* SOURCE MATERIAL
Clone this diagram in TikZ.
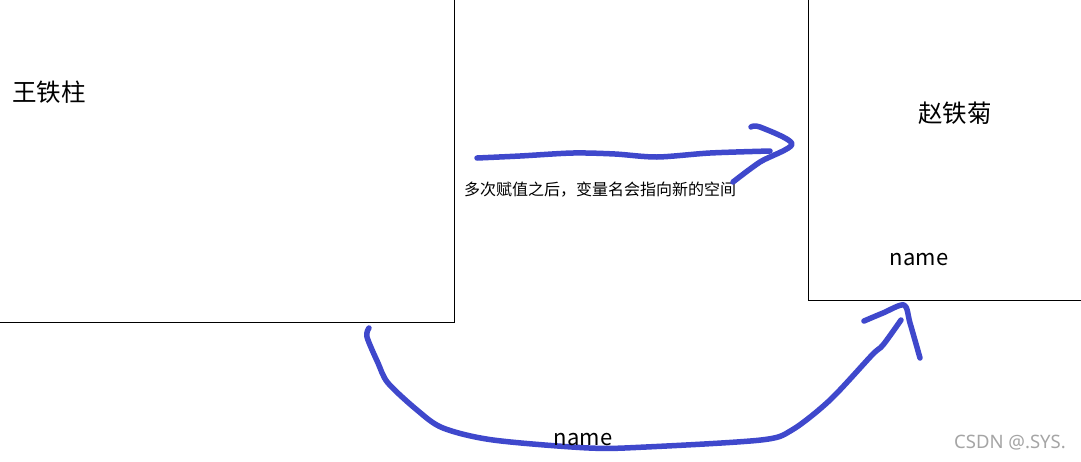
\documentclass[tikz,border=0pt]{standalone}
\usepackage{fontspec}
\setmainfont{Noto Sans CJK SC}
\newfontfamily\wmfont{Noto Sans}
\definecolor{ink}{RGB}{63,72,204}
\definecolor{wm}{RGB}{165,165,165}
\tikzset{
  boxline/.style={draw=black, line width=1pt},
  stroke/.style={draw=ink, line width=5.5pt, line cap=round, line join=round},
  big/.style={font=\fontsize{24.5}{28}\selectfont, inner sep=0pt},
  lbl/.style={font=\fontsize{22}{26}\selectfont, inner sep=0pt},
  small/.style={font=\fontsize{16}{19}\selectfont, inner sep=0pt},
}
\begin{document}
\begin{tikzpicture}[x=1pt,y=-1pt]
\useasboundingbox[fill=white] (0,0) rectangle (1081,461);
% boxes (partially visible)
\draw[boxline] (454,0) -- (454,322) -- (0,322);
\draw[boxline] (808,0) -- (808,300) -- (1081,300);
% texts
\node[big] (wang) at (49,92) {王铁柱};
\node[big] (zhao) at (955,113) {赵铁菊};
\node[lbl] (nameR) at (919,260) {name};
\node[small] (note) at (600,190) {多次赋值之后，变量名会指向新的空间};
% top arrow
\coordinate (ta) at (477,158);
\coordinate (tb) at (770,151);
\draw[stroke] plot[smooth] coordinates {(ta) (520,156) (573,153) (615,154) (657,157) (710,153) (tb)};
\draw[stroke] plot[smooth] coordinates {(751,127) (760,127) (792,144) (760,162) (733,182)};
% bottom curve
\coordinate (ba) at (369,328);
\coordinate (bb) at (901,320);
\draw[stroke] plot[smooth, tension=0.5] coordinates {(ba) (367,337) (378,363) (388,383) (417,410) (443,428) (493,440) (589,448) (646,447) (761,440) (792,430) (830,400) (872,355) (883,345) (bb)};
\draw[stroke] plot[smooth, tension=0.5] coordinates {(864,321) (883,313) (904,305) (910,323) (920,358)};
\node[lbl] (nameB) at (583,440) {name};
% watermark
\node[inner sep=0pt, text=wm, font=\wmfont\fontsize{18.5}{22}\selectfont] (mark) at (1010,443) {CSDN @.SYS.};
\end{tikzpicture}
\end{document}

* TASK DESCRIPTION
Quote the data above in full and without alteration; skip the pictures.

* SOLUTION TO THIS EXERCISE
Clone this diagram in TikZ.
\documentclass[tikz,border=0pt]{standalone}
\usepackage{fontspec}
\setmainfont{Noto Sans CJK SC}
\newfontfamily\wmfont{Noto Sans}
\definecolor{ink}{RGB}{63,72,204}
\definecolor{wm}{RGB}{165,165,165}
\tikzset{
  boxline/.style={draw=black, line width=1pt},
  stroke/.style={draw=ink, line width=5.5pt, line cap=round, line join=round},
  big/.style={font=\fontsize{24.5}{28}\selectfont, inner sep=0pt},
  lbl/.style={font=\fontsize{22}{26}\selectfont, inner sep=0pt},
  small/.style={font=\fontsize{16}{19}\selectfont, inner sep=0pt},
}
\begin{document}
\begin{tikzpicture}[x=1pt,y=-1pt]
\useasboundingbox[fill=white] (0,0) rectangle (1081,461);
% boxes (partially visible)
\draw[boxline] (454,0) -- (454,322) -- (0,322);
\draw[boxline] (808,0) -- (808,300) -- (1081,300);
% texts
\node[big] (wang) at (49,92) {王铁柱};
\node[big] (zhao) at (955,113) {赵铁菊};
\node[lbl] (nameR) at (919,260) {name};
\node[small] (note) at (600,190) {多次赋值之后，变量名会指向新的空间};
% top arrow
\coordinate (ta) at (477,158);
\coordinate (tb) at (770,151);
\draw[stroke] plot[smooth] coordinates {(ta) (520,156) (573,153) (615,154) (657,157) (710,153) (tb)};
\draw[stroke] plot[smooth] coordinates {(751,127) (760,127) (792,144) (760,162) (733,182)};
% bottom curve
\coordinate (ba) at (369,328);
\coordinate (bb) at (901,320);
\draw[stroke] plot[smooth, tension=0.5] coordinates {(ba) (367,337) (378,363) (388,383) (417,410) (443,428) (493,440) (589,448) (646,447) (761,440) (792,430) (830,400) (872,355) (883,345) (bb)};
\draw[stroke] plot[smooth, tension=0.5] coordinates {(864,321) (883,313) (904,305) (910,323) (920,358)};
\node[lbl] (nameB) at (583,440) {name};
% watermark
\node[inner sep=0pt, text=wm, font=\wmfont\fontsize{18.5}{22}\selectfont] (mark) at (1010,443) {CSDN @.SYS.};
\end{tikzpicture}
\end{document}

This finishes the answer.